US Catholics formed alliance of hate to back Trump: Pope’s associates

Two close associates of Pope Francis have accused American Catholic ultraconservatives of making an alliance of “hate” to back President Trump, further alienating them from the Vatican’s good graces, The New York Times reports.

News Deskbdnews24.com
Published : 3 August 2017, 08:08 AM
Updated : 3 August 2017, 08:08 AM

The article published in a Vatican-vetted journal says conservative American Catholics have strayed dangerously into the deepening political polarisation in the US. The writers even declare that the worldview of American evangelical and hard-line Catholics, which based on literal interpretations of the Bible, is “not too far apart’’ from those of jihadists.

The article singles out Stephen Bannon, President Trump’s chief strategist, as a “supporter of apocalyptic geopolitics” which has stymied action against climate change and exploited fears of migrants and Muslims with calls for “walls and purifying deportations.”

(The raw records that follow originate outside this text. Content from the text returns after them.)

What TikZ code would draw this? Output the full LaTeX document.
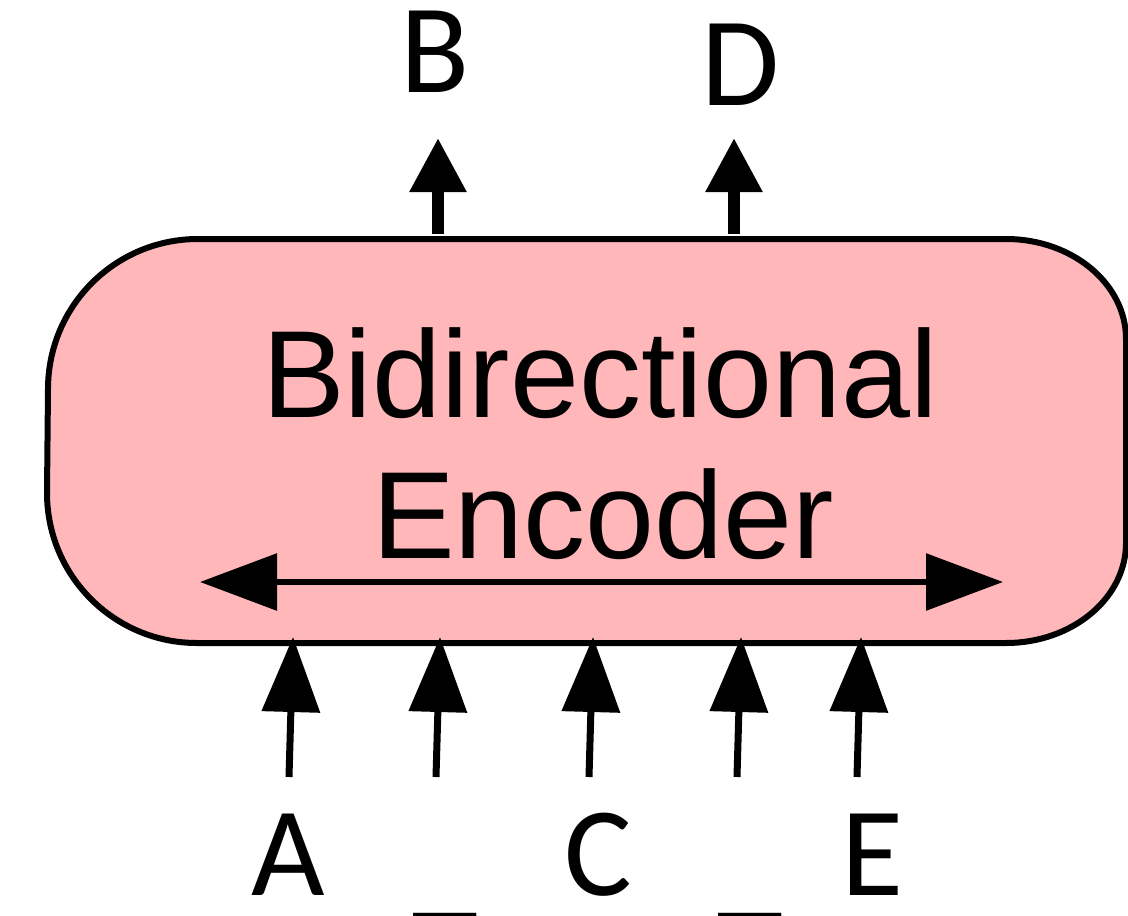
\documentclass[tikz,border=0pt]{standalone}
\usepackage{fontspec}
\setmainfont{Liberation Sans}
\newfontfamily\lblfont{Carlito}
\usetikzlibrary{arrows.meta}
\definecolor{encpink}{RGB}{255,183,186}
\begin{document}
\begin{tikzpicture}[x=1pt,y=1pt,
  lbl/.style={font=\lblfont\fontsize{127}{127}\selectfont, inner sep=0pt, anchor=base, text height=82pt, text depth=0pt},
  enctext/.style={font=\fontsize{124}{124}\selectfont, inner sep=0pt, anchor=base},
  inarrow/.style={line width=7pt, -{Triangle[length=75pt,width=57pt]}},
  outarrow/.style={line width=12pt, -{Triangle[length=54pt,width=54pt]}},
  bidir/.style={line width=6pt, {Triangle[length=77pt,width=56pt]}-{Triangle[length=77pt,width=56pt]}},
  encbox/.style={draw=black, line width=6pt, fill=encpink}]
\useasboundingbox (0,0) rectangle (1128,-916);
% encoder box
\draw[encbox] (197,-239) -- (1006,-239)
  arc[start angle=90,end angle=0,x radius=120,y radius=100] -- (1126,-543)
  arc[start angle=0,end angle=-90,x radius=120,y radius=100] -- (197,-643)
  arc[start angle=270,end angle=180,radius=150] -- (48,-389)
  arc[start angle=180,end angle=90,radius=150] -- cycle;
\node[enctext] (t1) at (600,-417) {Bidirectional};
\node[enctext] (t2) at (603,-558) {Encoder};
\coordinate (bl) at (200,-582);
\coordinate (br) at (1003,-582);
\draw[bidir] (bl) -- (br);
% outputs
\node[lbl] (B) at (435,-92) {B};
\node[lbl] (D) at (741,-105) {D};
\coordinate (oB0) at (438,-234);
\coordinate (oB1) at (438,-138);
\coordinate (oD0) at (734,-234);
\coordinate (oD1) at (734,-138);
\draw[outarrow] (oB0) -- (oB1);
\draw[outarrow] (oD0) -- (oD1);
% inputs
\node[lbl] (A) at (288,-895) {A};
\node[lbl, text height=0pt] (U1) at (445,-903) {\_};
\node[lbl] (C) at (598,-895) {C};
\node[lbl, text height=0pt] (U2) at (750,-903) {\_};
\node[lbl] (E) at (872,-895) {E};
\coordinate (iA0) at (289,-777);  \coordinate (iA1) at (293,-637);
\coordinate (iU10) at (436,-777); \coordinate (iU11) at (440,-637);
\coordinate (iC0) at (589,-777);  \coordinate (iC1) at (593,-637);
\coordinate (iU20) at (737,-777); \coordinate (iU21) at (741,-637);
\coordinate (iE0) at (857,-777);  \coordinate (iE1) at (861,-637);
\draw[inarrow] (iA0) -- (iA1);
\draw[inarrow] (iU10) -- (iU11);
\draw[inarrow] (iC0) -- (iC1);
\draw[inarrow] (iU20) -- (iU21);
\draw[inarrow] (iE0) -- (iE1);
\end{tikzpicture}
\end{document}
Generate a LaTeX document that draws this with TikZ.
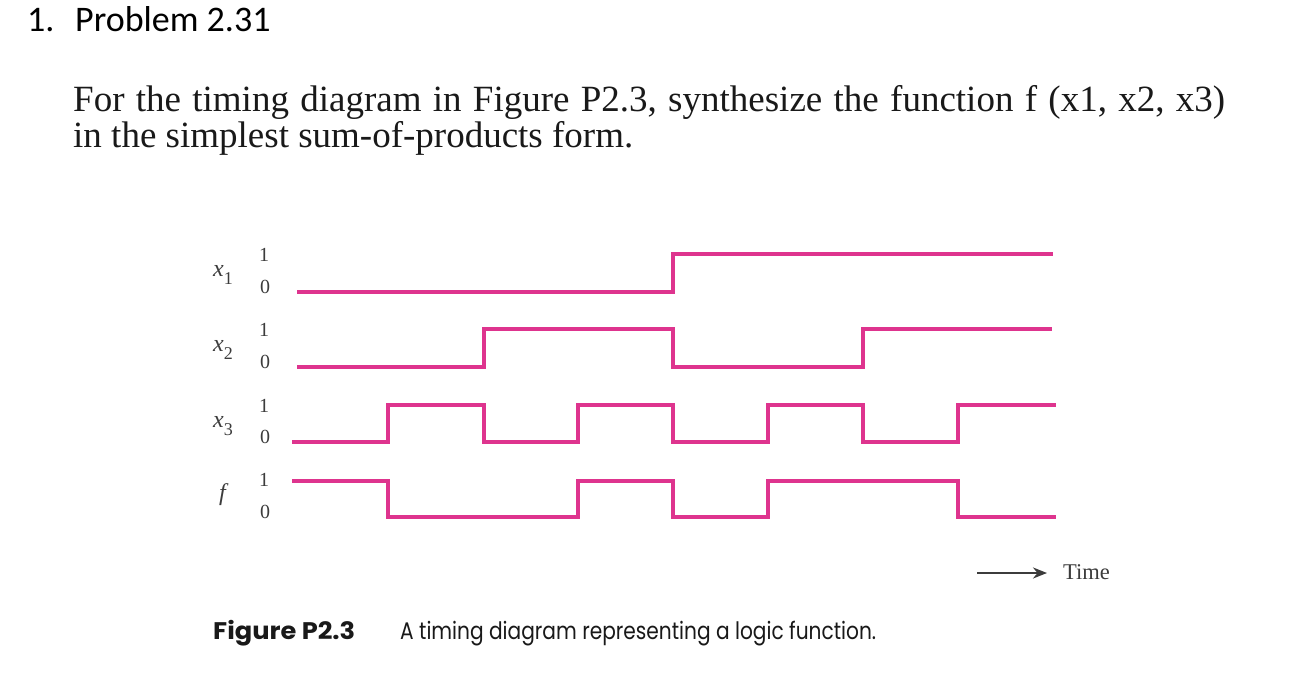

It is not clear if the article received the pope’s direct blessing but it has not yet been reprimanded by the pope.

The 2013 election of Pope Francis has worried conservatives due to his reduced attention to the social issues that have animated them, such as abortion and same-sex marriage.

Francis, the first Latin American pope, has often criticised capitalism and has a complicated view of the United States, the New York Times said.

Fans of the article published in Civiltà Cattolica article said it made clear that the conservatives who ran the American church for decades were out of step with the new Catholic mainstream under Francis.

Massimo Faggioli, a professor of historical theology at Villanova University and a contributor to liberal Catholic journals, said the article would “be remembered in church history as one of the most important to understand the Vatican of Francis and the United States and American Catholicism.”

American Catholicism, he argued, “has become different than mainstream European Catholicism and mainstream Latin American Catholicism,” and has fallen “into the hands of the religious right.”

Many Catholic supporters of President Trump, who won the white Catholic vote, were already wary of Francis for suggesting during the campaign that the then-presidential nominee was “not Christian” because of his preference for building walls rather than bridges.

Archbishop Charles J Chaput of Philadelphia, a conservative, called the article “an exercise in dumbing down and inadequately presenting the nature of Catholic/evangelical cooperation on religious freedom and other key issues.”

The pope has angered conservatives by repeatedly declining to elevate Archbishop Chaput to the rank of cardinal, a requirement for entrance into the conclave that will choose the Pope’s successor.